* _GOAL_: Extract the lines of the material below, beginning with the first and ending with the line that holds "Chart.register(...registerables);". Skip every picture.

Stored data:
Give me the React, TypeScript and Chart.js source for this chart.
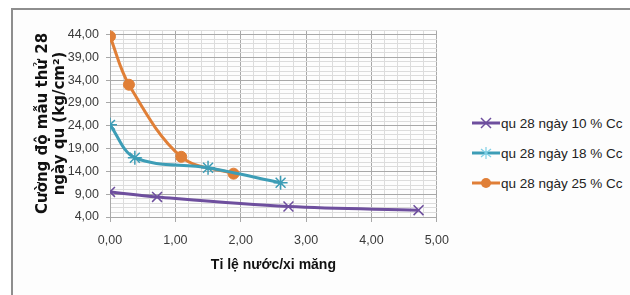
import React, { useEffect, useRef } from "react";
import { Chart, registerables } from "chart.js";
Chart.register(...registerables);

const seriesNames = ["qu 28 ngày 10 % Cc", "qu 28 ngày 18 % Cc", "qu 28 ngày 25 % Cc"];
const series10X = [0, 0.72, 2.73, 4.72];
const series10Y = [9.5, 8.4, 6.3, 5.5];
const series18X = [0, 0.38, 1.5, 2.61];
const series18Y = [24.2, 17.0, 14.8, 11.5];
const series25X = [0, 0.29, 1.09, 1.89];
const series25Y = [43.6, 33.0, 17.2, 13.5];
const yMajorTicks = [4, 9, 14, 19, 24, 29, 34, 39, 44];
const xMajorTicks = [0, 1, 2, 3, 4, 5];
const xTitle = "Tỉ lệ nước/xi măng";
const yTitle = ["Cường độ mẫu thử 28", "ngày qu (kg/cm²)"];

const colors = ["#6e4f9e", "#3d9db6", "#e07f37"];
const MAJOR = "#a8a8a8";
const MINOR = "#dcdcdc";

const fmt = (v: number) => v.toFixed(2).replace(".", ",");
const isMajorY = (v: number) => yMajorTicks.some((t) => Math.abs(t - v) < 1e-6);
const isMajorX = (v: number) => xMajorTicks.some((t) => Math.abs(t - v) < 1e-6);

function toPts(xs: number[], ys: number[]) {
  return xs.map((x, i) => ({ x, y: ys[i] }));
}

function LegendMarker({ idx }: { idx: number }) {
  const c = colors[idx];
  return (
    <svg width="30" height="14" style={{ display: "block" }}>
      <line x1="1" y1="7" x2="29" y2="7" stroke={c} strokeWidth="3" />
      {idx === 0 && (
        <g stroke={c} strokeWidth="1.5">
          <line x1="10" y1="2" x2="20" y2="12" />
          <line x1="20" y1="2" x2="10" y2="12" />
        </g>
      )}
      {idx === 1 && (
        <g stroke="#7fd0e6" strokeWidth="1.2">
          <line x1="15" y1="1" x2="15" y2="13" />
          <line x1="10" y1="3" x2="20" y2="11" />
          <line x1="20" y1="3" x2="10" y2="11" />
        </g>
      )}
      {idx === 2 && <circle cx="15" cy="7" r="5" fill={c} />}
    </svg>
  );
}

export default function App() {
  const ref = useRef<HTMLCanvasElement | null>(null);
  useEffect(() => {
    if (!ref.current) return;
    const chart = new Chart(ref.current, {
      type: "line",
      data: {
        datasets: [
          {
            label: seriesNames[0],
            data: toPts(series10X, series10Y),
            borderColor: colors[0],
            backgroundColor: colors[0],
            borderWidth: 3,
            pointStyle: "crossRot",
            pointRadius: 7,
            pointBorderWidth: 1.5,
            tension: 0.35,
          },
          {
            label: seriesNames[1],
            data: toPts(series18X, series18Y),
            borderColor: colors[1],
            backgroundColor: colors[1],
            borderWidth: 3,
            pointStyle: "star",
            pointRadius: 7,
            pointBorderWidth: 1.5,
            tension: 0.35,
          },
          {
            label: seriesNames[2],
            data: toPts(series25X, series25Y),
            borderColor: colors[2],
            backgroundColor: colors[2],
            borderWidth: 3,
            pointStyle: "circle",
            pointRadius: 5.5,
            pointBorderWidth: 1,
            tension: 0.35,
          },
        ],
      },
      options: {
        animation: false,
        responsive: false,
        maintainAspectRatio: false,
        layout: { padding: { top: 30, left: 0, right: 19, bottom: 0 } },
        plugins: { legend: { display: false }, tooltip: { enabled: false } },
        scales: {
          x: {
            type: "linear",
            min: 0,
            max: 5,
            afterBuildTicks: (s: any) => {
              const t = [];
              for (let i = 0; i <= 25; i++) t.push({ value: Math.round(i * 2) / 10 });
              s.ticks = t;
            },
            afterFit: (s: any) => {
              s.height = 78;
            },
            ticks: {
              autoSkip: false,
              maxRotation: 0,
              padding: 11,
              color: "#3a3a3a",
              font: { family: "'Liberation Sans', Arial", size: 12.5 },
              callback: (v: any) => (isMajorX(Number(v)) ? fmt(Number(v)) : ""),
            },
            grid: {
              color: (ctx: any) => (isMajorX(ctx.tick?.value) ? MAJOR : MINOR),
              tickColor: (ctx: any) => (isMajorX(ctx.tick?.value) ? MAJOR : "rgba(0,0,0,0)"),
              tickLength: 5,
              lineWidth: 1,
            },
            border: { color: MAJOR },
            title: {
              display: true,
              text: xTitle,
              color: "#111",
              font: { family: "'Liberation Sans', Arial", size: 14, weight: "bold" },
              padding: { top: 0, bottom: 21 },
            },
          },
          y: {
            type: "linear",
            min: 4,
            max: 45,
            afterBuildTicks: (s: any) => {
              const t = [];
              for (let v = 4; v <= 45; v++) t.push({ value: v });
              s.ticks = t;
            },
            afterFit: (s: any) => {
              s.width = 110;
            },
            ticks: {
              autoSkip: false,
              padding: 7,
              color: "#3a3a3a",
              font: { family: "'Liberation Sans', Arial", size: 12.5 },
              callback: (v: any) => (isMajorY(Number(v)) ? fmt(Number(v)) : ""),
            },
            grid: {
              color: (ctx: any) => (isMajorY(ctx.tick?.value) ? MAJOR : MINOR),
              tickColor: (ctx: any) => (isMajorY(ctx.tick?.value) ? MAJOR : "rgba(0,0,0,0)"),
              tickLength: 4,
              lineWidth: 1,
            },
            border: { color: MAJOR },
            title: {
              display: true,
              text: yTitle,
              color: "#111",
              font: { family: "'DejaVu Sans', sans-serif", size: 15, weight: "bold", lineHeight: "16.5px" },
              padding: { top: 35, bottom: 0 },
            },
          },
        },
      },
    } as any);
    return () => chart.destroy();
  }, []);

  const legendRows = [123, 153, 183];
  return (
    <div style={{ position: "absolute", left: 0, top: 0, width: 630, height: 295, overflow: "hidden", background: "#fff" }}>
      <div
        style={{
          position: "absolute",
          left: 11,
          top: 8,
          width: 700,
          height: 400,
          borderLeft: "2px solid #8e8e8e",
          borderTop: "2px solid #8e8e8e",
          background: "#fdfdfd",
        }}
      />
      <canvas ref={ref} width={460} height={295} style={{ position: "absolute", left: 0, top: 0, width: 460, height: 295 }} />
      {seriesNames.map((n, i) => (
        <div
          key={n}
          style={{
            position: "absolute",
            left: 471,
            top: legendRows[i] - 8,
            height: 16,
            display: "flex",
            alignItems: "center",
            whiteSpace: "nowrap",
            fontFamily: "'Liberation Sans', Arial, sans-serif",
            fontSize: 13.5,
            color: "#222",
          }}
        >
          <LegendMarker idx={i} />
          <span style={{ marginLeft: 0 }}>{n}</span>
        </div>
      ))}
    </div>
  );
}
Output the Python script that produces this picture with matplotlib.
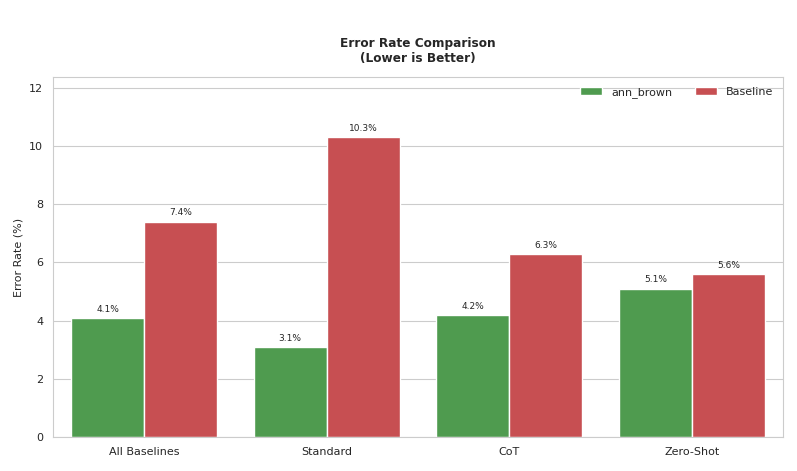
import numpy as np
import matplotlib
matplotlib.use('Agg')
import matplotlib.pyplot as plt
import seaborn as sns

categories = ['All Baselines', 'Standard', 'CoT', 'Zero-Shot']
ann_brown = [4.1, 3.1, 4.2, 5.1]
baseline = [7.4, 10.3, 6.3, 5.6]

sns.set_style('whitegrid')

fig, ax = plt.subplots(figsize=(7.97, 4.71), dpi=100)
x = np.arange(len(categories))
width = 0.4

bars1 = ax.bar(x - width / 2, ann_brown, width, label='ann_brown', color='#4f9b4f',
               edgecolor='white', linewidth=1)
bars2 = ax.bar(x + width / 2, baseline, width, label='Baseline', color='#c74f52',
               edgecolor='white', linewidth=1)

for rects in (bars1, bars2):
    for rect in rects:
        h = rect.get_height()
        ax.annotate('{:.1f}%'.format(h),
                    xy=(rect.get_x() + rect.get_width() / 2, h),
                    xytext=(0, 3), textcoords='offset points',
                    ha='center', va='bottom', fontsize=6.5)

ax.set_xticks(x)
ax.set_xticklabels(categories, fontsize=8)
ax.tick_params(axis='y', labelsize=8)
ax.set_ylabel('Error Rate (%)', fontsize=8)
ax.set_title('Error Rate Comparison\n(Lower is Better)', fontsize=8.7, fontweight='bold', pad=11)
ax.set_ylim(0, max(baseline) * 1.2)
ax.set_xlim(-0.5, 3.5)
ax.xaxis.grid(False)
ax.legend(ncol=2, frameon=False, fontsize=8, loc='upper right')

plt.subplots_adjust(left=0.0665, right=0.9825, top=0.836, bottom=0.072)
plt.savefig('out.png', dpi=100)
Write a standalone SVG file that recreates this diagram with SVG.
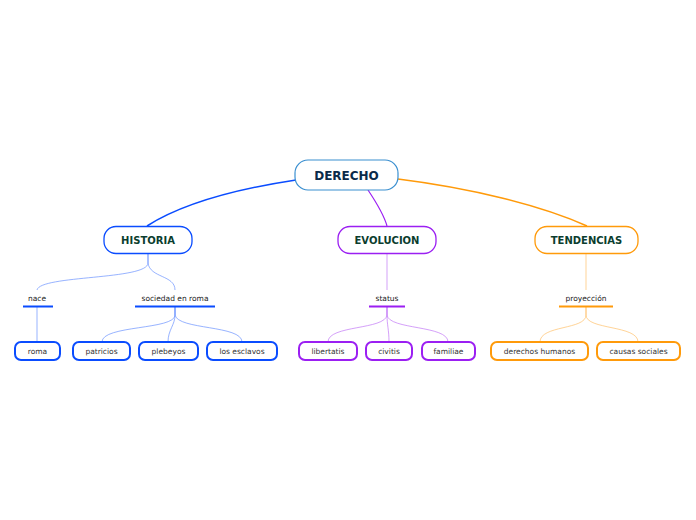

* _ANSWER IN FULL_:
Give me the React, TypeScript and Chart.js source for this chart.
import React, { useEffect, useRef } from "react";
import { Chart, registerables } from "chart.js";
Chart.register(...registerables);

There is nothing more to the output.